Alors même si le mouvement a disparu des rues et des espaces publics, l’esprit de cette révolte est encore bien présent. "On continue d’en parler, d’ailleurs on ne parle que de ça. Chacun réalise que ces gens-là sont prêts à tuer tout le monde pour garder le pouvoir. Et pourtant personne n’a changé d’avis. Le mouvement existe toujours, mais les conversations ont lieu plutôt en famille, dans la cuisine, quand personne ne peut t’entendre", explique Yana, l’institutrice.
"En portant un drapeau, tu peux être arrêté pour 15 jours"
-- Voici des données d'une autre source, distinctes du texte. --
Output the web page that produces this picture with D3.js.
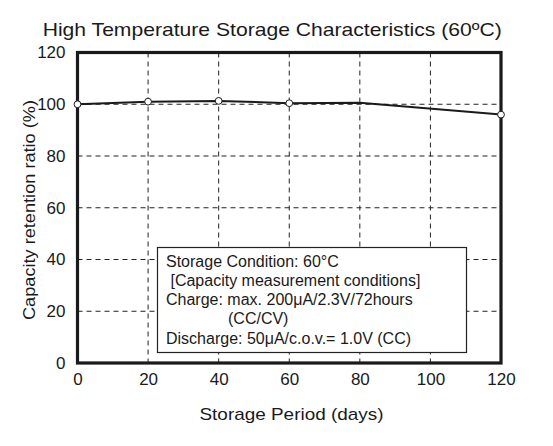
<!DOCTYPE html>
<html><head><meta charset="utf-8">
<script src="https://cdn.jsdelivr.net/npm/d3@7"></script>
<style>body{margin:0;background:#fff}svg{display:block}text{font-family:"Liberation Sans",Arial,sans-serif;fill:#1a1a1a}</style>
</head><body><div id="c"></div>
<script>
const days = [0, 20, 40, 60, 80, 120];
const retention = [100, 101, 101.3, 100.4, 100.6, 96];
const markerDays = [0, 20, 40, 60, 120];
const xTicks = [0, 20, 40, 60, 80, 100, 120];
const yTicks = [0, 20, 40, 60, 80, 100, 120];
const titleText = "High Temperature Storage Characteristics (60ºC)";
const xTitle = "Storage Period (days)";
const yTitle = "Capacity retention ratio (%)";
const noteLines = ["Storage Condition: 60°C", " [Capacity measurement conditions]", "Charge: max. 200μA/2.3V/72hours", "(CC/CV)", "Discharge: 50μA/c.o.v.= 1.0V (CC)"];

const W = 553, H = 446;
const m = {l: 77.5, r: 52, t: 52.5, b: 83};
const svg = d3.select("#c").append("svg").attr("width", W).attr("height", H);
const x = d3.scaleLinear().domain([0, 120]).range([m.l, W - m.r]);
const y = d3.scaleLinear().domain([0, 120]).range([H - m.b, m.t]);
const FF = '"Liberation Sans",Arial,sans-serif';

// grid
const g = svg.append("g");
g.selectAll(".vx").data(xTicks.slice(1, -1)).join("line")
  .attr("x1", d => x(d)).attr("x2", d => x(d)).attr("y1", y(120)).attr("y2", y(0))
  .attr("stroke", "#222").attr("stroke-width", 1).attr("stroke-dasharray", "5,4");
g.selectAll(".hy").data(yTicks.slice(1, -1)).join("line")
  .attr("x1", x(0)).attr("x2", x(120)).attr("y1", d => y(d)).attr("y2", d => y(d))
  .attr("stroke", "#222").attr("stroke-width", 1).attr("stroke-dasharray", "5,4");

// note box
const bx = 157.5, by = 247.5, bw = 309, bh = 105;
svg.append("rect").attr("x", bx).attr("y", by).attr("width", bw).attr("height", bh)
  .attr("fill", "#fff").attr("stroke", "#222").attr("stroke-width", 1.2);
const noteX = [166, 166, 166, 228, 166];
svg.append("g").selectAll("text").data(noteLines).join("text")
  .attr("x", (d, i) => noteX[i]).attr("y", (d, i) => 266.7 + i * 19.2)
  .attr("font-size", 16).attr("xml:space", "preserve").style("white-space", "pre").text(d => d);

// line
const pts = days.map((d, i) => [d, retention[i]]);
svg.append("path").datum(pts)
  .attr("d", d3.line().x(d => x(d[0])).y(d => y(d[1])))
  .attr("fill", "none").attr("stroke", "#1a1a1a").attr("stroke-width", 2);

// frame
svg.append("rect").attr("x", x(0)).attr("y", y(120)).attr("width", x(120) - x(0)).attr("height", y(0) - y(120))
  .attr("fill", "none").attr("stroke", "#1a1a1a").attr("stroke-width", 3.2);

// markers
svg.append("g").selectAll("circle").data(pts.filter(p => markerDays.includes(p[0]))).join("circle")
  .attr("cx", d => x(d[0])).attr("cy", d => y(d[1])).attr("r", 3.4)
  .attr("fill", "#fff").attr("stroke", "#1a1a1a").attr("stroke-width", 1);

// axes labels
const xa = d3.axisBottom(x).tickValues(xTicks).tickSize(0).tickPadding(10);
svg.append("g").attr("transform", `translate(0,${y(0)})`).call(xa)
  .call(s => s.select(".domain").remove())
  .selectAll("text").attr("font-size", 17).attr("fill", "#1a1a1a").style("font-family", FF);
const ya = d3.axisLeft(y).tickValues(yTicks).tickSize(0).tickPadding(12);
svg.append("g").attr("transform", `translate(${x(0)},0)`).call(ya)
  .call(s => s.select(".domain").remove())
  .selectAll("text").attr("font-size", 17).attr("fill", "#1a1a1a").style("font-family", FF);

svg.append("text").attr("x", 42.7).attr("y", 36).attr("font-size", 19)
  .attr("textLength", 459).attr("lengthAdjust", "spacingAndGlyphs").text(titleText);
svg.append("text").attr("x", 199.5).attr("y", 420).attr("font-size", 17)
  .attr("textLength", 184).attr("lengthAdjust", "spacingAndGlyphs").text(xTitle);
svg.append("text").attr("transform", `translate(35,320) rotate(-90)`).attr("font-size", 17)
  .attr("textLength", 220).attr("lengthAdjust", "spacingAndGlyphs").text(yTitle);
</script></body></html>
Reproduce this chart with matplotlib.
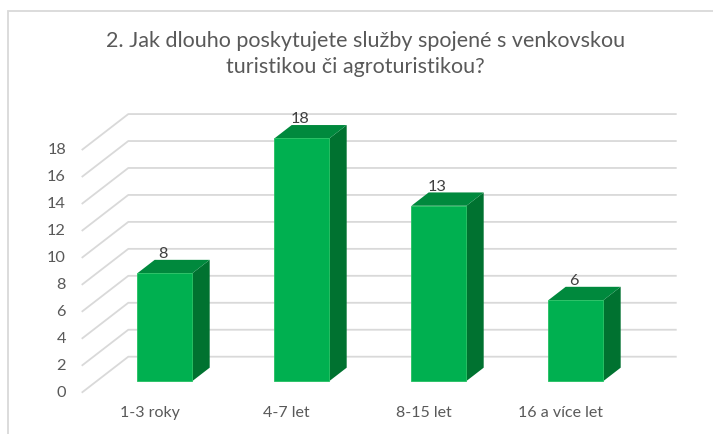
import matplotlib
matplotlib.use("Agg")
import matplotlib.pyplot as plt
from matplotlib.patches import Polygon, Rectangle

# ---- data ----
categories = ["1-3 roky", "4-7 let", "8-15 let", "16 a více let"]
values = [8, 18, 13, 6]
yticks = [0, 2, 4, 6, 8, 10, 12, 14, 16, 18]
title_lines = ["2. Jak dlouho poskytujete služby spojené s venkovskou",
               "turistikou či agroturistikou?"]

# ---- styling / geometry ----
W, H, DPI = 713, 434, 100
FONT = ["Lato", "DejaVu Sans"]
TXT = "#595959"
GRID = "#D9D9D9"
C_FRONT, C_TOP, C_SIDE = "#00B050", "#00893D", "#007230"

px_x0, px_scale_x = 149.8, 137.0   # pixel x of category 0 and per-category pixels
px_y0, px_scale_y = 392.7, 13.48   # pixel y of value 0 and pixels per unit

DDX = 46.6 / px_scale_x   # full depth shift in x data units
DDY = 36.0 / px_scale_y   # full depth shift in y data units
D0, D1 = 0.325, 0.695     # bar depth range
HALF_W = 27.5 / px_scale_x

fig = plt.figure(figsize=(W / DPI, H / DPI), dpi=DPI)
ax = fig.add_axes([0, 0, 1, 1])
ax.set_xlim(-px_x0 / px_scale_x, (W - px_x0) / px_scale_x)
ax.set_ylim((px_y0 - H) / px_scale_y, px_y0 / px_scale_y)
ax.axis("off")

# chart border
fig.patches.append(Rectangle((8 / W, -0.1), 2, 1 - 11 / H + 0.1, transform=fig.transFigure,
                             fill=False, edgecolor=GRID, lw=1.3, zorder=0))

x_left = (81.7 - px_x0) / px_scale_x
x_right = (676.7 - px_x0) / px_scale_x

# gridlines: floor/side diagonal + back wall
for v in yticks:
    ax.plot([x_left, x_left + DDX, x_right], [v, v + DDY, v + DDY],
            color=GRID, lw=1.3, solid_capstyle="butt", zorder=1)
    ax.text((66 - px_x0) / px_scale_x, v, str(v), ha="right", va="center",
            fontsize=11.8, color=TXT, family=FONT)

# bars
for i, (cat, v) in enumerate(zip(categories, values)):
    fx, fy = D0 * DDX, D0 * DDY
    bx, by = D1 * DDX, D1 * DDY
    l, r = i - HALF_W, i + HALF_W
    front = [(l + fx, fy), (r + fx, fy), (r + fx, v + fy), (l + fx, v + fy)]
    side = [(r + fx, fy), (r + bx, by), (r + bx, v + by), (r + fx, v + fy)]
    top = [(l + fx, v + fy), (r + fx, v + fy), (r + bx, v + by), (l + bx, v + by)]
    ax.add_patch(Polygon(side, closed=True, facecolor=C_SIDE, edgecolor="none", zorder=3))
    ax.add_patch(Polygon(top, closed=True, facecolor=C_TOP, edgecolor="none", zorder=3))
    ax.add_patch(Polygon(front, closed=True, facecolor=C_FRONT, edgecolor="#22C060",
                         lw=0.6, zorder=4))
    ax.text(i + fx - 0.012, v + fy + 19 / px_scale_y, str(v), ha="center", va="center",
            fontsize=11.8, color="#404040", family=FONT, zorder=5)
    ax.text(i, (px_y0 - 413) / px_scale_y, cat, ha="center", va="center",
            fontsize=11.5, color=TXT, family=FONT)

fig.text(366 / W, 1 - 46.7 / H, title_lines[0], ha="center", va="baseline",
         fontsize=15.5, color=TXT, family=FONT)
fig.text(355 / W, 1 - 73.3 / H, title_lines[1], ha="center", va="baseline",
         fontsize=15.5, color=TXT, family=FONT)

fig.savefig("out.png", dpi=DPI, facecolor="white")
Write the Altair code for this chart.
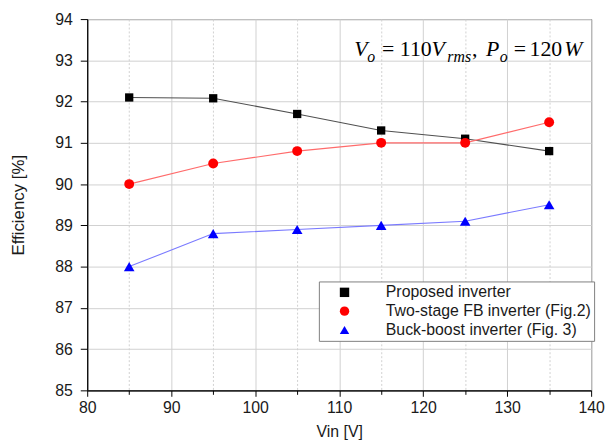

Il faut savoir que les policiers contrôlent n’importe qui dans la rue, peuvent vérifier les téléphones portables sans raison valable. Et s’ils y trouvent des contenus liés à l’opposition, c’est l’arrestation immédiate. Cela vaut aussi pour les personnes qui portent simplement des vêtements blancs et rouges, les couleurs de l’opposition. Ce qui était jusque-là une autre manière de résister au quotidien, regrette Katya. "En s’habillant ou en portant un drapeau, tu ne dois pas oublier que tu ne vas pas être arrêté pour quinze jours. Tu peux aller en prison pour deux ans, trois ans, quinze ans. Ta famille peut être suivie. On ne peut plus prendre cette responsabilité comme avant. Avant on pensait que quinze jours, c’est supportable. En fait ça ne l’est pas."
Aujourd’hui, Katya fait attention à tout. Quand elle sort, elle n’ose plus prendre son sac qu’elle avait cousu avec des symboles discrets de la révolution. Elle a peur pour son frère, qui continue de porter un t-shirt contestataire qui fait de lui une cible pour les policiers. Dessus, il y a un message de soutien au théâtre Kupalovski, dont le directeur, un opposant, a été arrêté au début du mouvement. "Chaque jour je me pose la question de savoir s’il est bien rentré chez lui. Il prend le vélo alors il est toujours visible pour les flics. Ça m’énerve et ça me fait peur."
Autre acte de résistance du quotidien : une chorale qui sévit dans de grands lieux publics de la ville, au sein de marchés ou sur des places. Toujours masqués, les chanteurs entonnent le "chœur des partisans", un chant de résistance, puis repartent aussi vite qu’ils sont arrivés.